Australian and New Zealand shoppers will no doubt be familiar with demand generation tactics used by some retailers to increase sales in their online channels: online-only specials and prices.

But as retailers embrace an omnichannel model where their bricks-and-mortar and online channels become more integrated, there is a natural opportunity to make pricing more dynamic and to wrap some data science around it.

Enter Price Management Execution - a new enterprise asset intelligence solution from Zebra Technologies that uses predictive analytics technology from Revionics to help retailers manage prices and maximise profit.

Zebra’s senior technical director for Asia Pacific Wayne Harper told IoT Hub that the solution would offer retailers a new level of analytics capability that could help them adapt to an omnichannel world.

Harper believed it was in the best interests of retailers to coax customers into bricks-and-mortar locations, and it could do that – at least in part - using price.

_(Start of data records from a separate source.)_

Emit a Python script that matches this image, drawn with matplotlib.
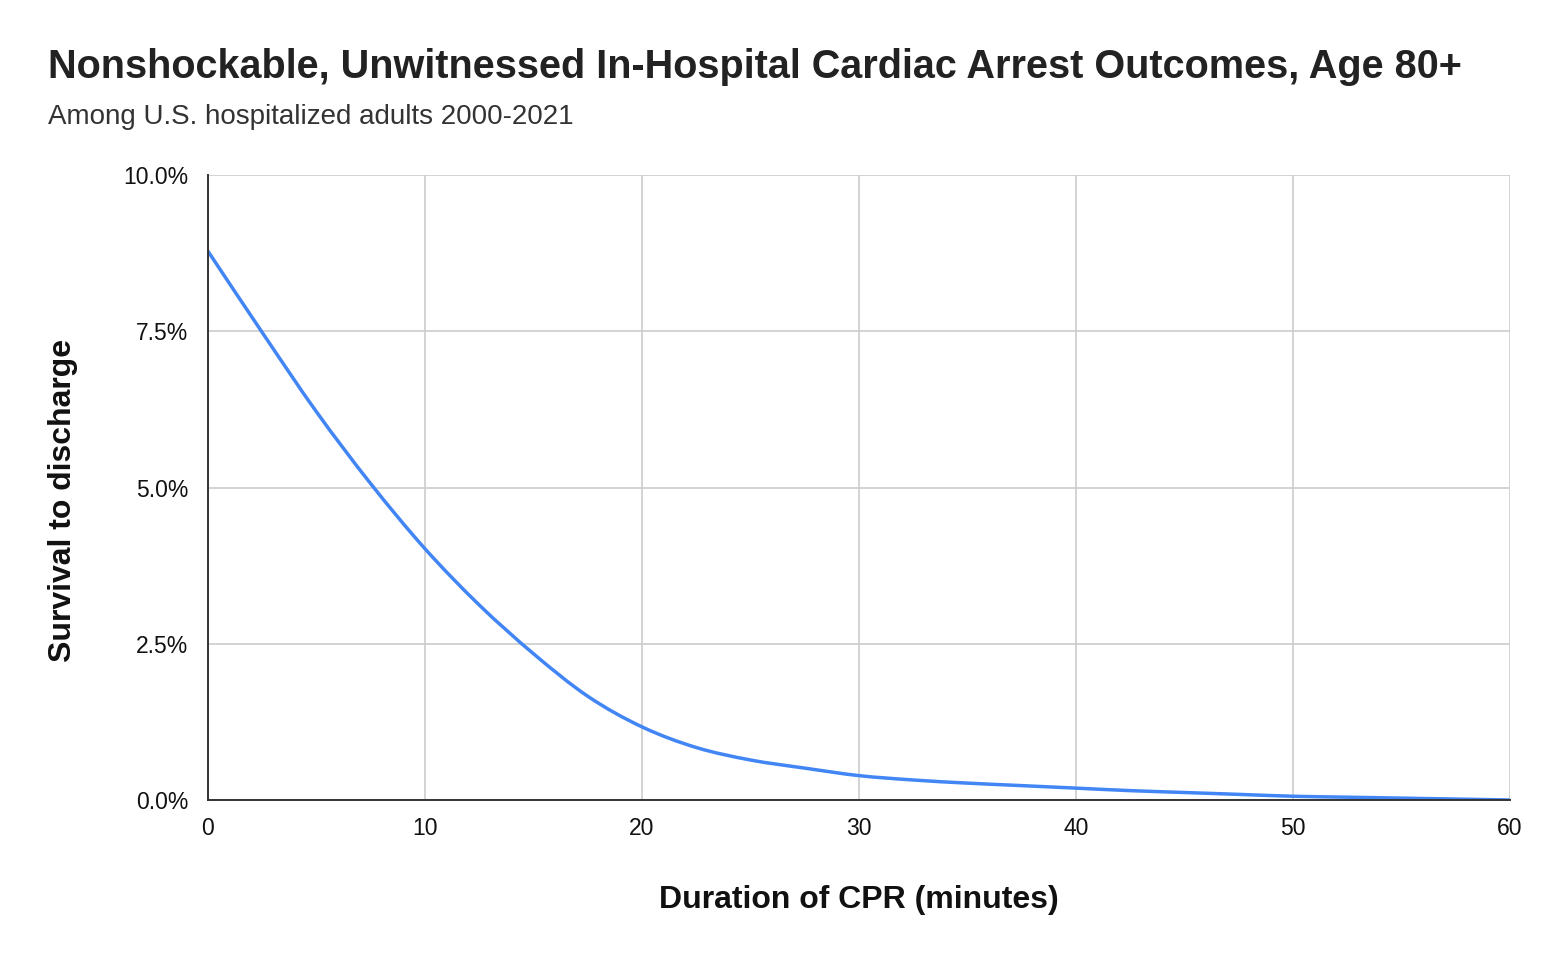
import matplotlib
matplotlib.use("Agg")
import matplotlib.pyplot as plt
from matplotlib.ticker import FuncFormatter
from matplotlib.path import Path
from matplotlib.patches import PathPatch
import numpy as np

plt.rcParams['font.family'] = ['Liberation Sans', 'DejaVu Sans']

# survival to discharge (%) by CPR duration
minutes = [0, 2.5, 5, 7.5, 10, 12.5, 15, 17.5, 20, 22.5, 25, 27.5, 30,
           32.5, 35, 37.5, 40, 42.5, 45, 47.5, 50, 52.5, 55, 57.5, 60]
survival = [8.78, 7.48, 6.21, 5.06, 4.02, 3.12, 2.34, 1.66, 1.17, 0.84, 0.64, 0.51, 0.39,
            0.32, 0.27, 0.23, 0.19, 0.15, 0.12, 0.09, 0.06, 0.045, 0.03, 0.015, 0.0]

x_ticks = [0, 10, 20, 30, 40, 50, 60]
y_ticks = [0, 2.5, 5, 7.5, 10]

fig = plt.figure(figsize=(15.6, 9.66), dpi=100)
ax = fig.add_axes([208 / 1560, 1 - 800 / 966, (1510 - 208) / 1560, (800 - 175) / 966])

# smooth line like the sheets chart: bezier path through the points
pts = np.column_stack([minutes, survival])
tang = np.gradient(pts, axis=0)
verts = [pts[0]]
codes = [Path.MOVETO]
for i in range(len(pts) - 1):
    verts += [pts[i] + tang[i] / 3, pts[i + 1] - tang[i + 1] / 3, pts[i + 1]]
    codes += [Path.CURVE4] * 3
ax.add_patch(PathPatch(Path(verts, codes), fill=False, edgecolor='#4285F4',
                       linewidth=2.5, capstyle='round', zorder=3))

ax.set_xlim(0, 60)
ax.set_ylim(0, 10)
ax.set_xticks(x_ticks)
ax.set_yticks(y_ticks)
ax.yaxis.set_major_formatter(FuncFormatter(lambda v, p: f"{v:.1f}%"))
ax.tick_params(length=0, labelsize=16.5, colors='#111111', pad=14)
ax.tick_params(axis='x', pad=12)

ax.grid(True, color='#cccccc', linewidth=1.2)
ax.set_axisbelow(True)
for s in ['top', 'right']:
    ax.spines[s].set_visible(False)
for s in ['left', 'bottom']:
    ax.spines[s].set_color('#333333')
    ax.spines[s].set_linewidth(1.4)
    ax.spines[s].set_zorder(4)

fig.text(48 / 1560, 1 - 67 / 966, "Nonshockable, Unwitnessed In-Hospital Cardiac Arrest Outcomes, Age 80+",
         fontsize=28.5, fontweight='bold', color='#222222', va='center', ha='left')
fig.text(48 / 1560, 1 - 117 / 966, "Among U.S. hospitalized adults 2000-2021",
         fontsize=20, color='#333333', va='center', ha='left')
fig.text(859 / 1560, 1 - 900 / 966, "Duration of CPR (minutes)",
         fontsize=23, fontweight='bold', color='#111111', va='center', ha='center')
fig.text(63 / 1560, 1 - 500 / 966, "Survival to discharge", rotation=90,
         fontsize=23, fontweight='bold', color='#111111', va='center', ha='center')

fig.savefig("out.png", dpi=100)
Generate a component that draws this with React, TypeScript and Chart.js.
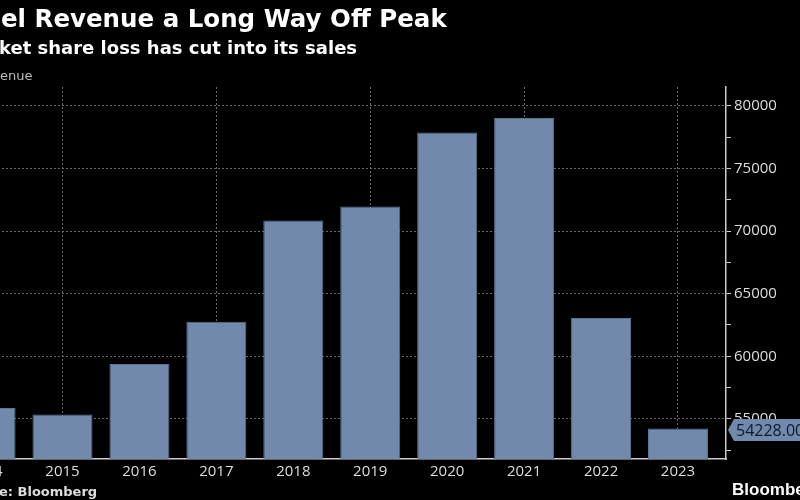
import React, { useEffect, useRef } from "react";
import { Chart, registerables } from "chart.js";

Chart.register(...registerables);

const years = ["2014", "2015", "2016", "2017", "2018", "2019", "2020", "2021", "2022", "2023"];
const revenue = [55870, 55355, 59387, 62761, 70848, 71965, 77867, 79024, 63054, 54228];
const yTickValues = [52500, 55000, 57500, 60000, 62500, 65000, 67500, 70000, 72500, 75000, 77500, 80000];
const lastValueLabel = "54228.00";

const titleText = "el Revenue a Long Way Off Peak";
const subtitleText = "ket share loss has cut into its sales";
const axisTitleText = "enue";
const sourceText = "e: Bloomberg";
const brandText = "Bloomberg";

const SHIFT = 70; // canvas starts this far left of the page
const W = 800 + SHIFT;
const H = 500;
const BAR = "#7189ab";

export default function App() {
  const ref = useRef<HTMLCanvasElement | null>(null);

  useEffect(() => {
    document.body.style.background = "#000";
    document.body.style.overflow = "hidden";
    const canvas = ref.current;
    if (!canvas) return;

    const textPlugin = {
      id: "texts",
      afterDraw(chart: any) {
        const c = chart.ctx;
        c.save();
        c.textBaseline = "alphabetic";
        c.textAlign = "left";
        c.fillStyle = "#ffffff";
        c.font = "bold 24.5px 'DejaVu Sans'";
        c.fillText(titleText, SHIFT + 1, 27);
        c.font = "bold 18px 'DejaVu Sans'";
        c.fillText(subtitleText, SHIFT - 1, 54);
        c.fillStyle = "#bbbbbb";
        c.font = "13px 'DejaVu Sans'";
        c.fillText(axisTitleText, SHIFT, 80);
        c.fillStyle = "#dddddd";
        c.font = "bold 13px 'DejaVu Sans'";
        c.fillText(sourceText, SHIFT - 1, 496);
        c.fillStyle = "#ffffff";
        c.font = "bold 17px 'Liberation Sans'";
        c.fillText(brandText, SHIFT + 732, 495);

        // last value tag
        const yScale = chart.scales.y;
        const yv = yScale.getPixelForValue(revenue[revenue.length - 1]) + 1.5;
        const ax = chart.chartArea.right + 2;
        c.fillStyle = BAR;
        c.beginPath();
        c.moveTo(ax, yv);
        c.lineTo(ax + 6, yv - 11);
        c.lineTo(W, yv - 11);
        c.lineTo(W, yv + 11);
        c.lineTo(ax + 6, yv + 11);
        c.closePath();
        c.fill();
        c.fillStyle = "#0b1a2e";
        c.font = "16px 'Open Sans'";
        c.textBaseline = "middle";
        c.fillText(lastValueLabel, ax + 8, yv + 1);
        c.restore();
      },
    };

    const chart = new Chart(canvas, {
      type: "bar",
      data: {
        datasets: [
          {
            data: revenue.map((v, i) => ({ x: i, y: v })),
            backgroundColor: BAR,
            borderColor: "#5f7595",
            borderWidth: 1,
            barPercentage: 1,
            categoryPercentage: 0.78,
          },
        ],
      },
      options: {
        animation: false,
        responsive: false,
        maintainAspectRatio: false,
        layout: { padding: { left: 8, top: 87, right: 0, bottom: 0 } },
        plugins: {
          legend: { display: false },
          tooltip: { enabled: false },
          title: { display: false },
        },
        scales: {
          x: {
            type: "linear",
            min: -0.618,
            max: 9.624,
            offset: false,
            afterBuildTicks: (s: any) => {
              s.ticks = years.map((_, i) => ({ value: i }));
            },
            afterFit: (s: any) => {
              s.height = 41;
            },
            grid: {
              offset: false,
              drawTicks: false,
              color: (ctx: any) => (ctx.tick && ctx.tick.value % 2 === 1 ? "#6a6a6a" : "transparent"),
              lineWidth: 1,
            },
            border: { display: true, color: "#cccccc", width: 1.5, dash: [2, 2] as any },
            ticks: {
              autoSkip: false,
              maxRotation: 0,
              padding: 4,
              color: "#dddddd",
              font: { family: "'Open Sans'", size: 15 },
              callback: (v: any) => years[v as number] ?? "",
            },
          },
          y: {
            type: "linear",
            position: "right",
            min: 51800,
            max: 81500,
            afterBuildTicks: (s: any) => {
              s.ticks = yTickValues.map((v) => ({ value: v }));
            },
            afterFit: (s: any) => {
              s.width = 74;
            },
            grid: {
              color: (ctx: any) => (ctx.tick && ctx.tick.value % 5000 === 0 ? "#6a6a6a" : "transparent"),
              tickColor: "#cccccc",
              tickLength: 5,
              lineWidth: 1,
            },
            border: { display: true, color: "#cccccc", width: 1.5, dash: [2, 2] as any },
            ticks: {
              padding: 3,
              color: "#dddddd",
              font: { family: "'Open Sans'", size: 15 },
              callback: (v: any) => ((v as number) % 5000 === 0 ? String(v) : ""),
            },
          },
        },
      },
      plugins: [textPlugin],
    });
    return () => chart.destroy();
  }, []);

  return (
    <div style={{ position: "fixed", left: -SHIFT, top: 0, width: W, height: H, background: "#000" }}>
      <canvas ref={ref} width={W} height={H} style={{ display: "block" }} />
    </div>
  );
}
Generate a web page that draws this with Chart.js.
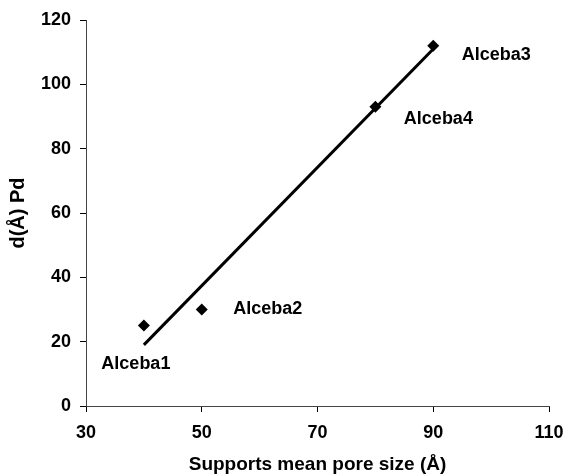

“The difference between online and instore is that retailers have better cross and upsell opportunities instore,” he said.

“When someone buys online they typically buy just what they want. If they take that same shopping list into a store, they typically come out with more items.”

Price Management Execution relies mostly on data collected at the point of sale to power the analytics engine.

“Typically what we’re doing is taking a look at how much stock we’ve currently got, when the buy date and order date was, and doing some dynamic pricing based on that,” Harper said.

While it could be beneficial to apply Price Management Execution in a more IoT-enabled retail environment – such as one that used RFID tags for item-level tracking in the store – Harper said it would depend on the type of product being sold, and favour fast moving consumer goods over slower moving ones.

Harper said the bakery department of a supermarket was the type of operation that could benefit from Price Management Execution, using it to reduce wastage.

“It’s fine to say early on in the morning when a fresh load of bakery goods comes in that while they’re fresh we can get 35 points of profit there,” he said.

“As they get older throughout the day, it’s starting to cost us money so what if as a retailer we can dynamically reduce that [price point to reduce potential wastage]?”

A dynamic pricing system could also be used to generate demand for a product when its sales were below expectations.

“It could allow people to dynamically determine whether a goal to sell 4000 units of this particular product in the next three hours is realistic,” Harper said.

“If only 1500 units have been sold, how about we drop the price point so all of a sudden we can start to gain by selling the items more quickly.

“Again, the idea is that instead of taking wastage and spoilage that we actually try to move all our stock rather than write it off.”